Example in Node.js using the built‑in url module:

const { URL } = require('url');
const ALLOWED_SUFFIXES = ['api.example.com', 'partner.example.net'];

function isAllowedHost(urlString) {
  try {
    const { hostname } = new URL(urlString);
    return ALLOWED_SUFFIXES.some(suffix => hostname.endsWith('.' + suffix) || hostname === suffix);
  } catch (_) {
    return false;
  }
}

async function fetchData(token) {
  const apiBase = process.env.API_BASE_URL; // e.g., https://api.example.com
  if (!isAllowedHost(apiBase)) {
    throw new Error(`Outbound call to unapproved host: ${apiBase}`);
  }

  const response = await fetch(`${apiBase}/resource`, {
    headers: {
      Authorization: `Bearer ${token}`
    }
  });
  return response.json();
}

2. **Short‑lived, audience‑bound tokens** – issue tokens with a short expiry (e.g., 5‑15 minutes) and include an aud claim that matches the intended service’s identifier. The recipient service validates the aud claim, rejecting tokens presented to a different host.

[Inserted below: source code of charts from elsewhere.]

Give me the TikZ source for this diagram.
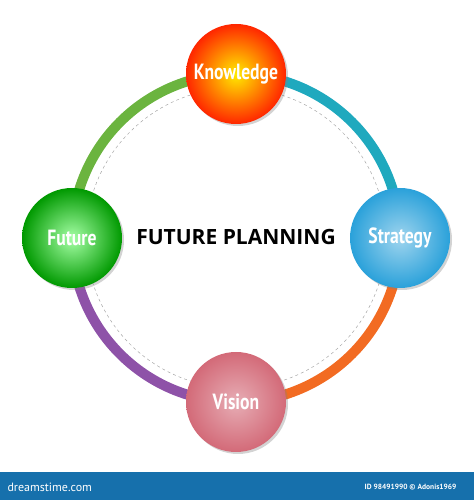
\documentclass[tikz,border=0pt]{standalone}
\usepackage{fontspec}
\usepackage{graphicx}
\setmainfont{PT Sans}
\newfontfamily\titlefont{Open Sans}
\usetikzlibrary{positioning, shadows, backgrounds}
\definecolor{ringteal}{HTML}{1FA9BE}
\definecolor{ringorange}{HTML}{F26B22}
\definecolor{ringpurple}{HTML}{8E52A8}
\definecolor{ringgreen}{HTML}{6BB43F}
\definecolor{barblue}{HTML}{1670AC}
\definecolor{ballblue}{HTML}{2AA1DA}
\definecolor{ballpink}{HTML}{D36A78}
\newcommand{\squeeze}[1]{\scalebox{0.8}[1]{#1}}

\begin{document}
\begin{tikzpicture}[x=1pt,y=1pt,
		ball/.style={circle, minimum size=100pt, inner sep=0pt, text=white,
			font=\fontsize{22}{24}\selectfont\bfseries,
			drop shadow={opacity=0.35, shadow xshift=2pt, shadow yshift=-2pt}},
		band/.style={line width=10pt},
		guide/.style={gray!70, dashed, line width=0.5pt}]
		\useasboundingbox (0,0) rectangle (474,500);
		\coordinate (c) at (236,262);

		\node[ball, inner color=yellow!85!orange, outer color=red!70!orange] (K) at ([shift={(90:164)}]c) {\squeeze{Knowledge}};
		\node[ball, inner color=ballblue!45!white, outer color=ballblue] (S) at ([shift={(0:164)}]c) {\squeeze{Strategy}};
		\node[ball, inner color=ballpink!55!white, outer color=ballpink] (V) at ([shift={(270:164)}]c) {\squeeze{Vision}};
		\node[ball, inner color=green!35!white, outer color=green!60!black] (F) at ([shift={(180:164)}]c) {\squeeze{Future}};
		\node[font=\titlefont\fontsize{21}{24}\selectfont\bfseries] (title) at (236,263) {FUTURE PLANNING};

		\begin{scope}[on background layer]
			\draw[guide] (c) circle[radius=150];
			\draw[band, ringteal] (K.center) arc[start angle=90, end angle=0, radius=164];
			\draw[band, ringorange] (S.center) arc[start angle=0, end angle=-90, radius=164];
			\draw[band, ringpurple] (V.center) arc[start angle=270, end angle=180, radius=164];
			\draw[band, ringgreen] (F.center) arc[start angle=180, end angle=90, radius=164];
		\end{scope}

		% stock bar
		\fill[barblue] (0,0) rectangle (474,28);
		\node[anchor=west, text=white, font=\fontsize{12}{13}\selectfont] (site) at (4,13) {dreamstime.com};
		\node[anchor=east, text=white, font=\fontsize{7.5}{8}\selectfont\bfseries] (id) at (460,13) {ID 98491990 © Adonis1969};
	\end{tikzpicture}
\end{document}
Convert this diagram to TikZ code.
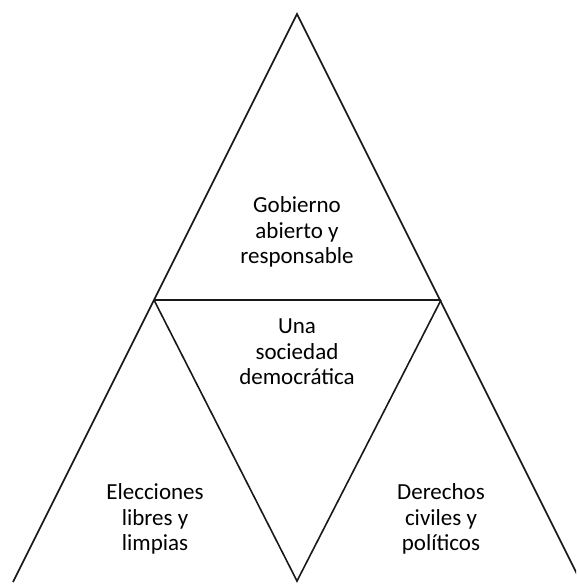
\documentclass[tikz,border=0pt]{standalone}
\usepackage{fontspec}
\setmainfont{Carlito}
\begin{document}
\begin{tikzpicture}[x=1pt,y=-1pt,
  edge/.style={draw=black!90,line width=1.6pt,line join=miter},
  lbl/.style={align=center,font=\fontsize{23}{25.5}\selectfont,inner sep=0pt}]
\useasboundingbox (0,0) rectangle (576,584);
\clip (0,0) rectangle (576,584);
\coordinate (A) at (297,14);
\coordinate (ML) at (154,300);
\coordinate (MR) at (441,300);
\coordinate (BL) at (13,582);
\coordinate (BR) at (581,582);
\coordinate (BM) at (297,581);
\draw[edge] (BL) -- (A) -- (BR);
\draw[edge] (ML) -- (MR);
\draw[edge] (ML) -- (BM) -- (MR);
\node[lbl] (top) at (297,232) {Gobierno\\abierto y\\responsable};
\node[lbl] (mid) at (297,352) {Una\\sociedad\\democrática};
\node[lbl] (left) at (155,519) {Elecciones\\libres y\\limpias};
\node[lbl] (right) at (441,519) {Derechos\\civiles y\\políticos};
\end{tikzpicture}
\end{document}
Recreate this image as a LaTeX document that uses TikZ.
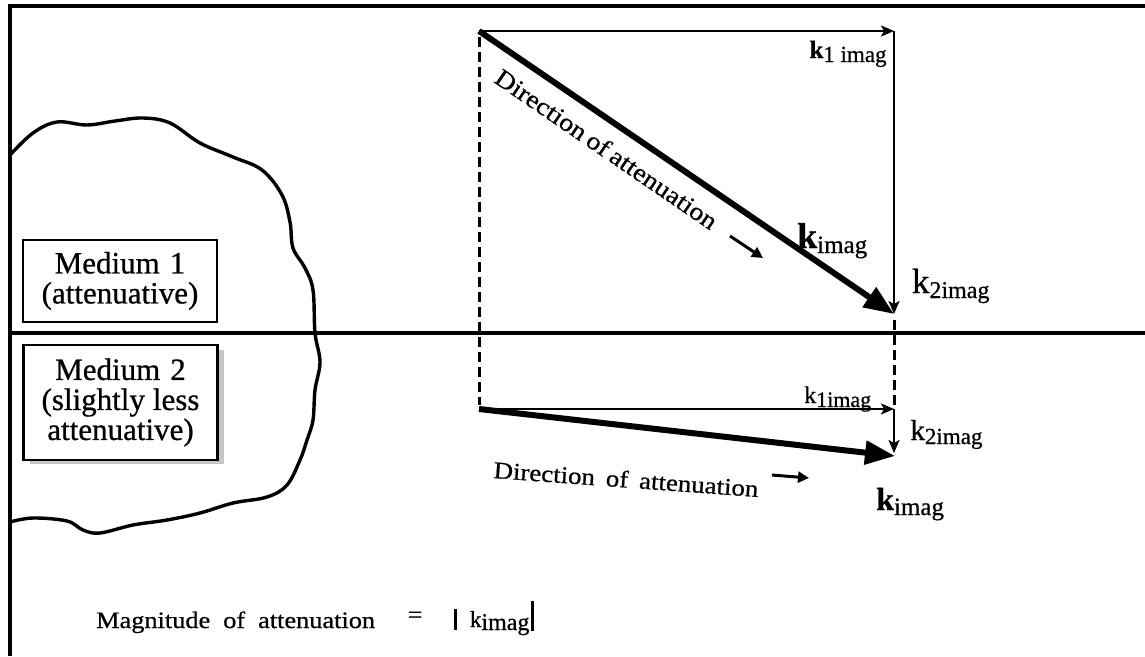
\documentclass[tikz,border=0pt]{standalone}
\usepackage{fontspec}
\setmainfont[FakeBold=0.7]{Liberation Serif}
\newfontfamily\widefont[FakeStretch=1.12,FakeBold=0.7]{Liberation Serif}
\usetikzlibrary{arrows.meta}
\newcommand{\klab}[5]{{\fontsize{#1}{#1}\selectfont#5 k}\raisebox{-#4pt}{\fontsize{#2}{#2}\selectfont #3}}
\begin{document}
\begin{tikzpicture}[x=1pt,y=-1pt,
  frameline/.style={line width=3.4pt},
  blobline/.style={line width=3.4pt,line join=round},
  medbox/.style={draw,line width=2.6pt,minimum width=194pt,inner sep=0pt,align=center,font=\fontsize{31}{30}\selectfont},
  thinarrow/.style={line width=2.3pt,-{Stealth[length=13pt,width=11pt,inset=3pt]}},
  fatarrow/.style={line width=6pt,-{Triangle[length=30pt,width=23pt]}},
  smallarrow/.style={line width=3pt,-{Triangle[length=11pt,width=11pt]}},
  dashline/.style={line width=3pt,dash pattern=on 10pt off 5pt},
  dirtext/.style={font=\widefont\fontsize{25}{26}\selectfont,inner sep=0pt},
  lab/.style={inner sep=0pt},
]
\useasboundingbox (0,0) rectangle (1145,656);
% frame
\coordinate (TR) at (1145,6);
\coordinate (TL) at (10,6);
\coordinate (BL) at (10,656);
\coordinate (ML) at (10,333);
\coordinate (MR) at (1145,333);
\draw[frameline] (TR) -- (TL) -- (BL);
\draw[frameline] (ML) -- (MR);
% blob
\draw[blobline] plot[smooth,tension=0.6] coordinates {
 (10,155) (33,133) (57,122) (87,125) (115,121) (143,118) (170,123) (200,143)
 (233,157) (262,170) (282,195) (290,222) (293,248) (305,268) (313,290)
 (315,333) (320,362) (315,390) (313,420) (307,440) (300,460) (287,485)
 (267,497) (233,503) (200,513) (167,520) (133,525) (100,533) (83,530)
 (67,521) (33,518) (10,522)};
% medium boxes
\fill[gray!45] (219,350) rectangle (224,462);
\fill[gray!45] (30,460) rectangle (224,464);
\node[medbox,fill=white,minimum height=82pt] (m1) at (120,281) {Medium\hspace{10pt}1\\(attenuative)};
\node[medbox,fill=white,minimum height=115pt] (m2) at (120.5,402.5) {Medium\hspace{10pt}2\\(slightly\hspace{8pt}less\\attenuative)};
% vectors
\coordinate (O1) at (479,31);
\coordinate (A1) at (894,31);
\coordinate (B1) at (894,314);
\coordinate (O1d) at (479,37);
\coordinate (B1d) at (894,320);
\coordinate (O2) at (479,409);
\coordinate (A2) at (894,409);
\coordinate (A2d) at (894,405);
\coordinate (O2d) at (479,405);
\coordinate (B2) at (894,453);
\coordinate (C2) at (895,456);
\draw[dashline] (O1d) -- (O2d);
\draw[dashline] (B1d) -- (A2d);
\draw[thinarrow] (O1) -- (A1);
\draw[thinarrow] (A1) -- (B1);
\draw[fatarrow] (O1) -- (B1);
\draw[thinarrow] (O2) -- (A2);
\draw[thinarrow] (A2) -- (B2);
\draw[fatarrow] (O2) -- (C2);
% direction texts
\node[dirtext,anchor=base west,rotate=-34.4] (dir1) at (492.8,81.6) {Direction\hspace{5pt}of\hspace{5pt}attenuation};
\coordinate (sa1) at (730,236);
\coordinate (sb1) at (763,258);
\draw[smallarrow] (sa1) -- (sb1);
\node[dirtext,anchor=base west,rotate=-4.1,font=\widefont\fontsize{24}{25}\selectfont] (dir2) at (493,478) {Direction\hspace{11pt}of\hspace{11pt}attenuation};
\coordinate (sa2) at (772,475);
\coordinate (sb2) at (809,478);
\draw[smallarrow] (sa2) -- (sb2);
% labels
\node[lab,anchor=base west] (k1top) at (803,58) {\klab{25}{23}{1 imag}{4}{\bfseries}};
\node[lab,anchor=base west] (kdiag) at (788,248) {\klab{36}{25}{imag}{5}{\bfseries}};
\node[lab,anchor=base west] (k2top) at (903,293) {\klab{35}{24}{2imag}{5}{\relax}};
\node[lab,anchor=base west] (k1low) at (798,403) {\klab{24}{22}{1imag}{4}{\relax}};
\node[lab,anchor=base west] (k2low) at (903,440) {\klab{29}{23}{2imag}{4}{\relax}};
\node[lab,anchor=base west] (kbot) at (868,510) {\klab{32}{25}{imag}{5}{\bfseries}};
% magnitude
\node[lab,anchor=base west,font=\widefont\fontsize{23.5}{24}\selectfont] (mag) at (96,628) {Magnitude\hspace{13pt}of\hspace{13pt}attenuation};
\node[lab,font=\widefont\fontsize{23}{24}\selectfont] (eq) at (415,617) {=};
\node[lab,anchor=base west] (kmag) at (464,627) {\klab{23}{24}{imag}{3}{\relax}};
\coordinate (bl1) at (455,609);
\coordinate (bl2) at (455,630);
\coordinate (br1) at (532,601);
\coordinate (br2) at (532,631);
\draw[line width=3pt] (bl1) -- (bl2);
\draw[line width=3pt] (br1) -- (br2);
\end{tikzpicture}
\end{document}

Example using the jsonwebtoken library when creating a token:

const jwt = require('jsonwebtoken');

function generateToken(userId) {
  return jwt.sign({
    sub: userId,
    aud: 'api.example.com',   // audience bound to the legitimate host
    iat: Math.floor(Date.now() / 1000),
    exp: Math.floor(Date.now() / 1000) + 300   // 5 minutes
  }, process.env.JWT_SECRET, { algorithm: 'HS256' });
}

The resource server then verifies:

jwt.verify(token, process.env.JWT_SECRET, { audience: 'api.example.com' });

3. **Certificate pinning or mutual TLS** – for critical APIs, pin the server’s TLS certificate or require mTLS, ensuring that even if DNS is hijacked, the TLS handshake fails unless the presenter possesses the legitimate private key.

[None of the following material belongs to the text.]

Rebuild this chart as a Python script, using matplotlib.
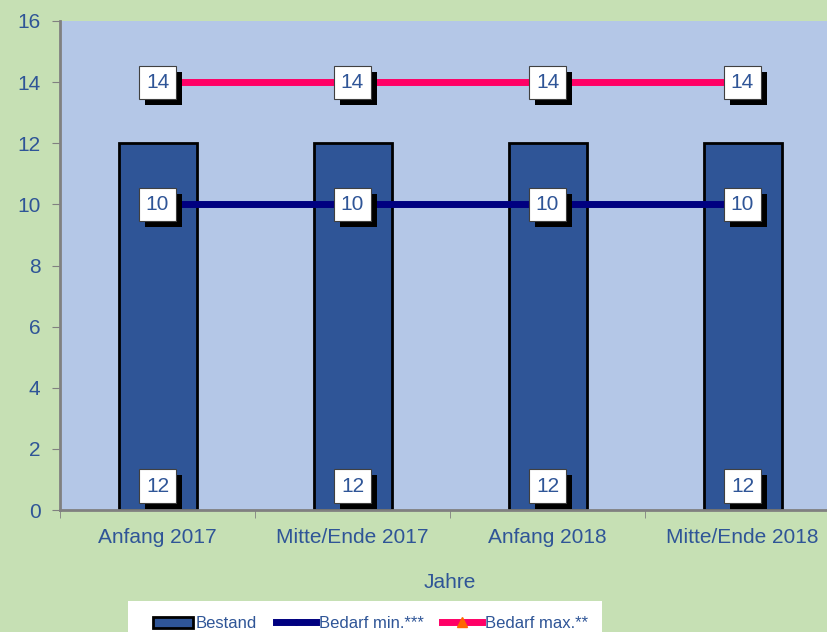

4. **DNS hygiene** – implement automated DNS record cleanup as part of service decommissioning pipelines. Use infrastructure‑as‑code tools (Terraform, CloudFormation) to delete DNS records when the associated resource is destroyed.

By combining runtime hostname validation, audience‑restricted short‑lived tokens, and robust DNS lifecycle management, the risk of Bearer token leakage via dangling DNS is reduced to a low residual level.